Written request: Return each line containing the string "matplotlib".

--- --- ---

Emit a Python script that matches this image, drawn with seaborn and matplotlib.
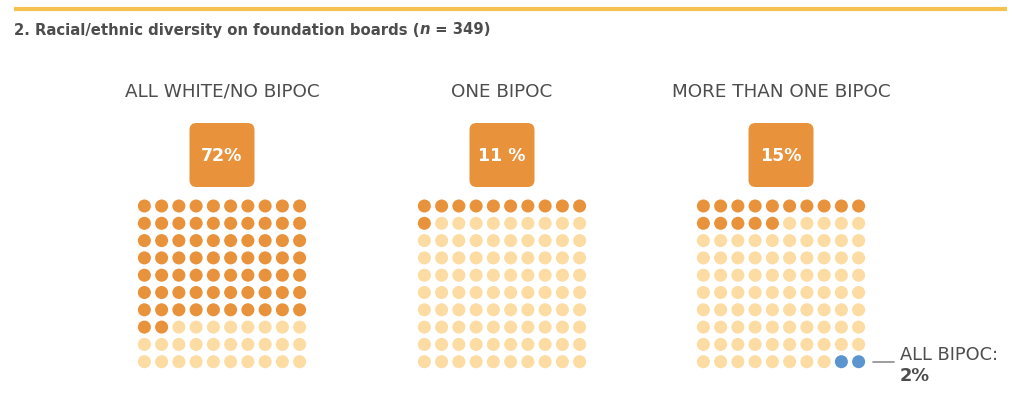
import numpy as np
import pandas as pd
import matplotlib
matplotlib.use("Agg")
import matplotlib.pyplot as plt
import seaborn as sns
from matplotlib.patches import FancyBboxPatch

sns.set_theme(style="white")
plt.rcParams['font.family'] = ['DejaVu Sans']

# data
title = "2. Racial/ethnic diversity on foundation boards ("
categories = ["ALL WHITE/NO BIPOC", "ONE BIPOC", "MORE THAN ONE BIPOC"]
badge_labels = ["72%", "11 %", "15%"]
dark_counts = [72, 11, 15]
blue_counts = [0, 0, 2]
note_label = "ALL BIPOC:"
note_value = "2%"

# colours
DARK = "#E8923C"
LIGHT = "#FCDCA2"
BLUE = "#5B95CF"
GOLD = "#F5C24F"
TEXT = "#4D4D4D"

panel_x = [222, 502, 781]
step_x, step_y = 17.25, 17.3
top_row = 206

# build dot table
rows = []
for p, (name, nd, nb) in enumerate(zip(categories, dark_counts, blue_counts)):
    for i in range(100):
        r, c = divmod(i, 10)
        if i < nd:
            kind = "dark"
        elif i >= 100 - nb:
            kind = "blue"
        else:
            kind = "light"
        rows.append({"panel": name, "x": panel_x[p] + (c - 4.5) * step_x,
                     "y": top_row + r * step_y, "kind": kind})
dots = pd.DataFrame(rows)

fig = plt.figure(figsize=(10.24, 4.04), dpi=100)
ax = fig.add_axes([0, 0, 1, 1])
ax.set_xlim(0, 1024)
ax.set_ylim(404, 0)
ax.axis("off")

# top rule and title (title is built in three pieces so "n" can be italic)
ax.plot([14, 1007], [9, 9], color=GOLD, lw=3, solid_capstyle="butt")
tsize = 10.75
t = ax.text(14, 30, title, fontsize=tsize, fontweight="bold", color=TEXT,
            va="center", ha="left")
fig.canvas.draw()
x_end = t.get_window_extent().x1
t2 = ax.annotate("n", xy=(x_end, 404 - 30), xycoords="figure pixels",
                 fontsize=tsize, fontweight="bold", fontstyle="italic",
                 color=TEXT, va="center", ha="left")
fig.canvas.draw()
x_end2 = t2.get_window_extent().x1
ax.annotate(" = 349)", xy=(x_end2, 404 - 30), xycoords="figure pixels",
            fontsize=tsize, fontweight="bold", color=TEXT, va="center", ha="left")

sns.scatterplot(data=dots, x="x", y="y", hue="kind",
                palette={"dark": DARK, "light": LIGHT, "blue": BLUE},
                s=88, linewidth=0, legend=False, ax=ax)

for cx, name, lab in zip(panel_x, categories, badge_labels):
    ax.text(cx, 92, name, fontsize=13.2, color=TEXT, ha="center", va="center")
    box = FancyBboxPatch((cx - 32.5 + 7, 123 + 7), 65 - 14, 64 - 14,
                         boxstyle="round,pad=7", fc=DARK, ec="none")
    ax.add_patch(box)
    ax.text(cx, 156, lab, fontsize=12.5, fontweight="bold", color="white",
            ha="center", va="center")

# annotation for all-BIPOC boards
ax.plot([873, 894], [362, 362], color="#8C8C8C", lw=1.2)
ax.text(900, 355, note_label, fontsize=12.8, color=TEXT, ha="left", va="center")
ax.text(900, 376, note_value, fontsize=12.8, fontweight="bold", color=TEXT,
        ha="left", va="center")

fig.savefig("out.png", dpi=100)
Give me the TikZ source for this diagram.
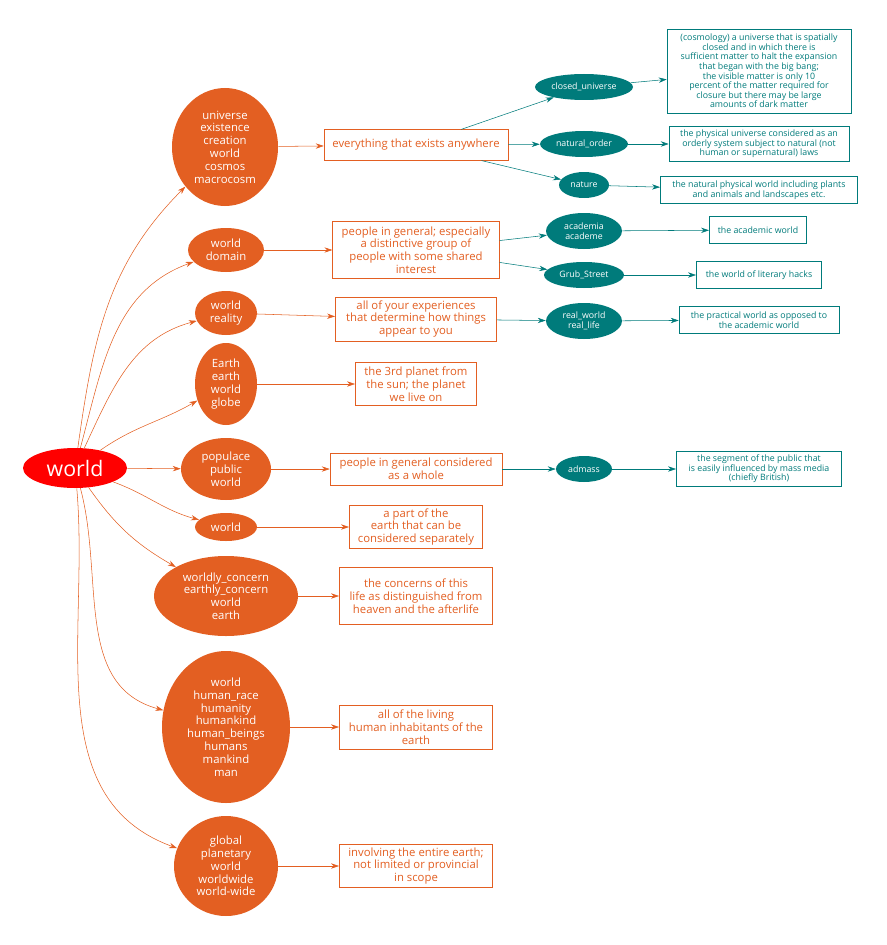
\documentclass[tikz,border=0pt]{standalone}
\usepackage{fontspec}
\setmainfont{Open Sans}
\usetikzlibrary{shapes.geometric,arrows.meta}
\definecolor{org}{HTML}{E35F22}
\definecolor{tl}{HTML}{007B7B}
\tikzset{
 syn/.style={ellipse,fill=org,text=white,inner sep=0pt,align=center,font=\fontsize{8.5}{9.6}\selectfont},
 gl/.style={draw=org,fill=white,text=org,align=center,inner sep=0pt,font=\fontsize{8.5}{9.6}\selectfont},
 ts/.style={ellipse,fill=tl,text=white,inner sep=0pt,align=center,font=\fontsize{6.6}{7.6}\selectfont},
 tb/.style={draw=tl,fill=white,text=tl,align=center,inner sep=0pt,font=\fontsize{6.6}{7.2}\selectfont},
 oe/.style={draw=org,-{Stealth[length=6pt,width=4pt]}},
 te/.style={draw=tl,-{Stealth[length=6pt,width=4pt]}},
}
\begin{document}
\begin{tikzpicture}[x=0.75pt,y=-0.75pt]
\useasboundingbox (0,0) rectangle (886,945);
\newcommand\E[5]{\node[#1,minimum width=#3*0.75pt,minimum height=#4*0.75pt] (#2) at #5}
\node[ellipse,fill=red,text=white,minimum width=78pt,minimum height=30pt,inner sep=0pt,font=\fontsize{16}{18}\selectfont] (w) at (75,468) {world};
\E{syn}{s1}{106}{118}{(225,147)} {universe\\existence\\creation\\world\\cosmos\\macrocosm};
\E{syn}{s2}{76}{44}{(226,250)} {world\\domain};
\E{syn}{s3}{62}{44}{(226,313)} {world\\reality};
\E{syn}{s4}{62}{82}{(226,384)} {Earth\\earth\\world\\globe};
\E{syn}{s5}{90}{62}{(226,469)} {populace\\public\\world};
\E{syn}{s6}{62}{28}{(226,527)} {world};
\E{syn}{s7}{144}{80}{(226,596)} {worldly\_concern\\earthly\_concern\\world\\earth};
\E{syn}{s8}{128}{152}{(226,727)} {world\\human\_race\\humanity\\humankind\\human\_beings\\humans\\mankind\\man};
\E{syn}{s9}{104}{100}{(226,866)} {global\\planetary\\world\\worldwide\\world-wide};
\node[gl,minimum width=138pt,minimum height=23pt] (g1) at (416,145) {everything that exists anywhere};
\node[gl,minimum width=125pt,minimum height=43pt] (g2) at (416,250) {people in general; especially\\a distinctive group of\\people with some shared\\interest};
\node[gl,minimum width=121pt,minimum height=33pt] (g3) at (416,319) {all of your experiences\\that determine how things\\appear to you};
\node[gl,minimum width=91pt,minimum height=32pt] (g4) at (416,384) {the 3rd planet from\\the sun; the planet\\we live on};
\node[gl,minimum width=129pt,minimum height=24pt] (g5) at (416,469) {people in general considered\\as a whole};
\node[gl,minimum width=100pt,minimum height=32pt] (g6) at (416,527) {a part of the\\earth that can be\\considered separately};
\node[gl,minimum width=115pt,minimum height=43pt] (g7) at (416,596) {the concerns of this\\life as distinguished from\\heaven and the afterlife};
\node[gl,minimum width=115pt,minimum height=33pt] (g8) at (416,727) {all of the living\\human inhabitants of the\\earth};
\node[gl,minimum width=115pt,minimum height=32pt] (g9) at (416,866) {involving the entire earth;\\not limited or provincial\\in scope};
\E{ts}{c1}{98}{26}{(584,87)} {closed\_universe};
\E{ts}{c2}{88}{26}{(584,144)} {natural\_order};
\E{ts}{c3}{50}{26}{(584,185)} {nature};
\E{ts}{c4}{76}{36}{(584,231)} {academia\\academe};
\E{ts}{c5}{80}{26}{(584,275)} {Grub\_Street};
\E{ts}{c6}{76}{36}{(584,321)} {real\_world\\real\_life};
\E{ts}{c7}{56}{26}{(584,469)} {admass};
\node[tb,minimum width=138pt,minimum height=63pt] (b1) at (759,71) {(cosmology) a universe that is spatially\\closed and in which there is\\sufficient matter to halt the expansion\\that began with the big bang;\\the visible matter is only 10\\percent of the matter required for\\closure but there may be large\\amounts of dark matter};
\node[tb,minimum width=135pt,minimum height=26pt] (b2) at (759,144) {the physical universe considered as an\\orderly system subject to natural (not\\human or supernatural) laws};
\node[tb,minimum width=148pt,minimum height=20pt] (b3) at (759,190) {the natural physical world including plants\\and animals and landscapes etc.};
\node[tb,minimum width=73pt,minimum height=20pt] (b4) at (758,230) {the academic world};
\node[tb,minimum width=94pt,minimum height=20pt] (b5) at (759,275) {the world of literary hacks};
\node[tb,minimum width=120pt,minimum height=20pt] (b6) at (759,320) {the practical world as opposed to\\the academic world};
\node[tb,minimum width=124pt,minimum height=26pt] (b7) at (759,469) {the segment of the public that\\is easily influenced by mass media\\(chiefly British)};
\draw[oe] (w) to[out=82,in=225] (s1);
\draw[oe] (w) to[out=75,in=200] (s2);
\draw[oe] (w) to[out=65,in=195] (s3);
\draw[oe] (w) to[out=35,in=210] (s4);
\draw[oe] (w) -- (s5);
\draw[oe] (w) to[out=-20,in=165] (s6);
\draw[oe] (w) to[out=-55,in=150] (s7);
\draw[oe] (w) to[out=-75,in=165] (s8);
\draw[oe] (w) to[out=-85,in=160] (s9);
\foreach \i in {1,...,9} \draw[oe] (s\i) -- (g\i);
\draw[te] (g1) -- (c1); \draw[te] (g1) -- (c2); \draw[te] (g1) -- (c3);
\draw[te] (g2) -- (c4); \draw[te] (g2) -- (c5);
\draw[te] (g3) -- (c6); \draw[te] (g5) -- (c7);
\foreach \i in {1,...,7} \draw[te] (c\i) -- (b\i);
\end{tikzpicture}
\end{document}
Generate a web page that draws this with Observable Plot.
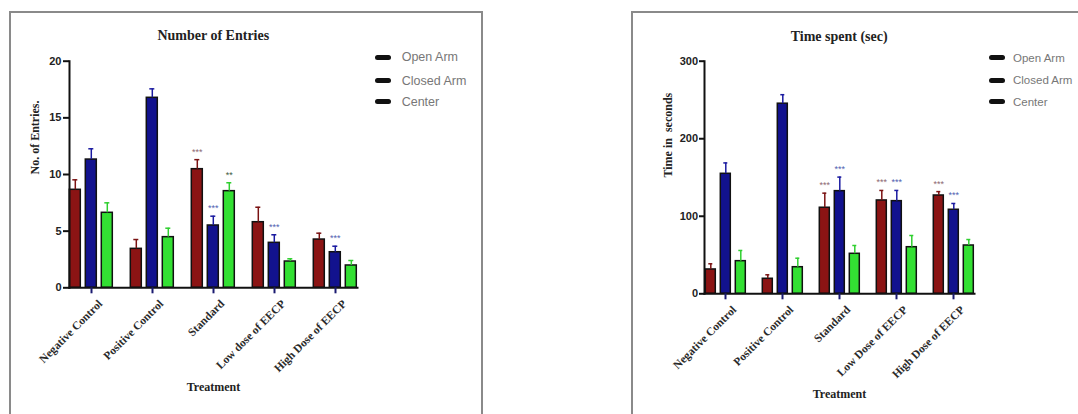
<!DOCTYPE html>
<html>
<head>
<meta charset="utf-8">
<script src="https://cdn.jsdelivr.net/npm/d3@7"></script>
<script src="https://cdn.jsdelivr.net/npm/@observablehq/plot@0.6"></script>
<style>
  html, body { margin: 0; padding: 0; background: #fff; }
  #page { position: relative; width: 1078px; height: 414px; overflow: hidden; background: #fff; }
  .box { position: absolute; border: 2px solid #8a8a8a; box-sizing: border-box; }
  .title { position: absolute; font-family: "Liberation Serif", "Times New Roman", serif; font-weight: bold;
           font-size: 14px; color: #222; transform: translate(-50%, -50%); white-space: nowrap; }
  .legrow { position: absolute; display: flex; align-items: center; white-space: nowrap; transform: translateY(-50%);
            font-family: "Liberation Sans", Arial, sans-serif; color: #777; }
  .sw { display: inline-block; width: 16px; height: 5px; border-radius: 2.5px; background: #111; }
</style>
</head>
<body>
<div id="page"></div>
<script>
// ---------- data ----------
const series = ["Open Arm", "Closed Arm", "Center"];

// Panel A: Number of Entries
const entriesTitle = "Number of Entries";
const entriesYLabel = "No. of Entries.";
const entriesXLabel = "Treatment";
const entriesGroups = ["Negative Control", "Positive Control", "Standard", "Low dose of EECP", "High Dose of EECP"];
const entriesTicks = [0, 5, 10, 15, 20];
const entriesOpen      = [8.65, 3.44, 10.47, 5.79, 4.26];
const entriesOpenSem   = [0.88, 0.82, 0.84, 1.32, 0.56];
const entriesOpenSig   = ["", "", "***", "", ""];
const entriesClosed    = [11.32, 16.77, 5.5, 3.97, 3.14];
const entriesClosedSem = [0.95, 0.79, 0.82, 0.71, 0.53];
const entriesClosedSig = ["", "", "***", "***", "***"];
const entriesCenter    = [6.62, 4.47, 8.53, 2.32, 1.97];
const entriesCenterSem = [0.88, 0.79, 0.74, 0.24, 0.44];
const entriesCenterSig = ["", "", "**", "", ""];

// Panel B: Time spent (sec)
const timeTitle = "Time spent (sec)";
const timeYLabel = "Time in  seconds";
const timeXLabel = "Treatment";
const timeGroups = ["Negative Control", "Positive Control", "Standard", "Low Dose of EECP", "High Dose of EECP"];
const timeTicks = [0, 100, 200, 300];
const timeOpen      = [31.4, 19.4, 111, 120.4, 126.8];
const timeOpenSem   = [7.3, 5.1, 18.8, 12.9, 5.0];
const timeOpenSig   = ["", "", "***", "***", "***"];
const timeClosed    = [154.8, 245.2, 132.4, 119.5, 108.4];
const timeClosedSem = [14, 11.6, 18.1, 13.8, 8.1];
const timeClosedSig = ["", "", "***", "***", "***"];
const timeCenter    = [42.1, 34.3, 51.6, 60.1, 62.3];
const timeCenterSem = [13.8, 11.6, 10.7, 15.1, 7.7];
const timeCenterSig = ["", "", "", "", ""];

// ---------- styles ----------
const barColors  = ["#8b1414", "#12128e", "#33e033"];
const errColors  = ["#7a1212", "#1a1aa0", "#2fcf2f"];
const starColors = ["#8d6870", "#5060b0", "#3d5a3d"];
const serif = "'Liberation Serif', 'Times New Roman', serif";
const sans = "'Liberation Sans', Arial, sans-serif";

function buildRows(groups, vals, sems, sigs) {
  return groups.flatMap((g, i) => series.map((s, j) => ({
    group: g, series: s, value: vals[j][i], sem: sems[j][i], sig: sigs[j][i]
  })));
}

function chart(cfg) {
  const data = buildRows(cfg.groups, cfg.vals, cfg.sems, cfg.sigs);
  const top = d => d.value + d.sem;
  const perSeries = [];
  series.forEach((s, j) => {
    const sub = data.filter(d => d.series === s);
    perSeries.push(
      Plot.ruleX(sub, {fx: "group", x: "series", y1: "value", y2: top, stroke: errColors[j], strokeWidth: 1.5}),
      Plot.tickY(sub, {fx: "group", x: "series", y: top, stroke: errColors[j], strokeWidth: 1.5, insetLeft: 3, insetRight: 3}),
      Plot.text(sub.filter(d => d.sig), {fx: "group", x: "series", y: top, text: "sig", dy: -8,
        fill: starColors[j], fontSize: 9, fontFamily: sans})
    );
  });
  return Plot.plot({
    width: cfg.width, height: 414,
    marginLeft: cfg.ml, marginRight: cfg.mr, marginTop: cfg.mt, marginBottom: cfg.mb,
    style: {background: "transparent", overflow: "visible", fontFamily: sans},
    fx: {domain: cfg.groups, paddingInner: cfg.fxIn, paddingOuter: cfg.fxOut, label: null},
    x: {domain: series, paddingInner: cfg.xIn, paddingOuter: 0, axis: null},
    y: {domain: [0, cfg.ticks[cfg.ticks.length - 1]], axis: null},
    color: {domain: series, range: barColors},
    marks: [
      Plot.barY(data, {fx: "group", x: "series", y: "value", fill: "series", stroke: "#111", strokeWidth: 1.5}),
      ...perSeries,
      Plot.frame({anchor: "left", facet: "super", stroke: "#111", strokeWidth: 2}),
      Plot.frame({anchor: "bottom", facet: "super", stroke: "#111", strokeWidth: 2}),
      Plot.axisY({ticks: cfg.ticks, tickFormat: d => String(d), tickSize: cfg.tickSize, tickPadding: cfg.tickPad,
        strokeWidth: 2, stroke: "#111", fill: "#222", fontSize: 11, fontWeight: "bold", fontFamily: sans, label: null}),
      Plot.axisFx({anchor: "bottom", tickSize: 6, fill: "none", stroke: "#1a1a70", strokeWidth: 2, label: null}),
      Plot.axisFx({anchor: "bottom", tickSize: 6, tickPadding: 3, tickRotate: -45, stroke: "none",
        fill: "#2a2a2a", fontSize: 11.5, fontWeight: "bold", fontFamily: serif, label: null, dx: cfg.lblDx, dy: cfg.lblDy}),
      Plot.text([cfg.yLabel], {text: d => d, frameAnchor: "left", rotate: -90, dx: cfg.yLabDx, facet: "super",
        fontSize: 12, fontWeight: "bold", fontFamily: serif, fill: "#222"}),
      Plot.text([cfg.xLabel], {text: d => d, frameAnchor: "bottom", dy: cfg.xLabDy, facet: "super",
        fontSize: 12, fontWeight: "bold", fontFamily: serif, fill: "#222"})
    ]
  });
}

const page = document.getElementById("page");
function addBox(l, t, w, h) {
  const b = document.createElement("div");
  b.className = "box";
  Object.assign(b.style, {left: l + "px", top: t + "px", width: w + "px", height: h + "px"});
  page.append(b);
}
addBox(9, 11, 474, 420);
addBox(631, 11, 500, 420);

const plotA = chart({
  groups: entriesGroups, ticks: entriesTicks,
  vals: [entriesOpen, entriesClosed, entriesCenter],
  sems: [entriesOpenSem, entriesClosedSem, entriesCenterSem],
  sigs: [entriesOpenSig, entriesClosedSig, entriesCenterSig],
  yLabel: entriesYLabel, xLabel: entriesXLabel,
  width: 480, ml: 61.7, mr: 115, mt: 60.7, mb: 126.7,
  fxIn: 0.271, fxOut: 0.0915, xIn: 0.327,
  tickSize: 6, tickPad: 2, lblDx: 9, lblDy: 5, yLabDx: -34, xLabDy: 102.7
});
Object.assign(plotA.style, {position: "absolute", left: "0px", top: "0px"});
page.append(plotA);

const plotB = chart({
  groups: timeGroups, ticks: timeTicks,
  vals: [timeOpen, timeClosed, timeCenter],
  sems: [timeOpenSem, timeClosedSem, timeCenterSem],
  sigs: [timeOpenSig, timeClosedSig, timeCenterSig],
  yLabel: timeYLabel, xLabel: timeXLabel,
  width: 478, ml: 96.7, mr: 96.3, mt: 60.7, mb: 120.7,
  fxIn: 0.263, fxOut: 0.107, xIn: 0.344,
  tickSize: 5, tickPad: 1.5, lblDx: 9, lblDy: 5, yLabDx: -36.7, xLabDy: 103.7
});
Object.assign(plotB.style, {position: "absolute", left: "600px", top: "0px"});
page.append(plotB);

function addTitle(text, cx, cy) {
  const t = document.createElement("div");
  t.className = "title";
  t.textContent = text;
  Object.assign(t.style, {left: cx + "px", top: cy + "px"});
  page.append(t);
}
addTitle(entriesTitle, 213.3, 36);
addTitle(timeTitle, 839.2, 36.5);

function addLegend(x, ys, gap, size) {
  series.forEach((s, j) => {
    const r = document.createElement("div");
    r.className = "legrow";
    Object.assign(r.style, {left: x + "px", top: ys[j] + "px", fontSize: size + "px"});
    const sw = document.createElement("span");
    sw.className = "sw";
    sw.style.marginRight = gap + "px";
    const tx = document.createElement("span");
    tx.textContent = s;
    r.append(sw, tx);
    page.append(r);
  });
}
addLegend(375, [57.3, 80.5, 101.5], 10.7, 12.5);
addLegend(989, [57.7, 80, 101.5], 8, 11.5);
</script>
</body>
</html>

--- --- ---

Answer for this exercise:
Emit a Python script that matches this image, drawn with seaborn and matplotlib.
import matplotlib
matplotlib.use("Agg")
import matplotlib.pyplot as plt
from matplotlib.patches import FancyBboxPatch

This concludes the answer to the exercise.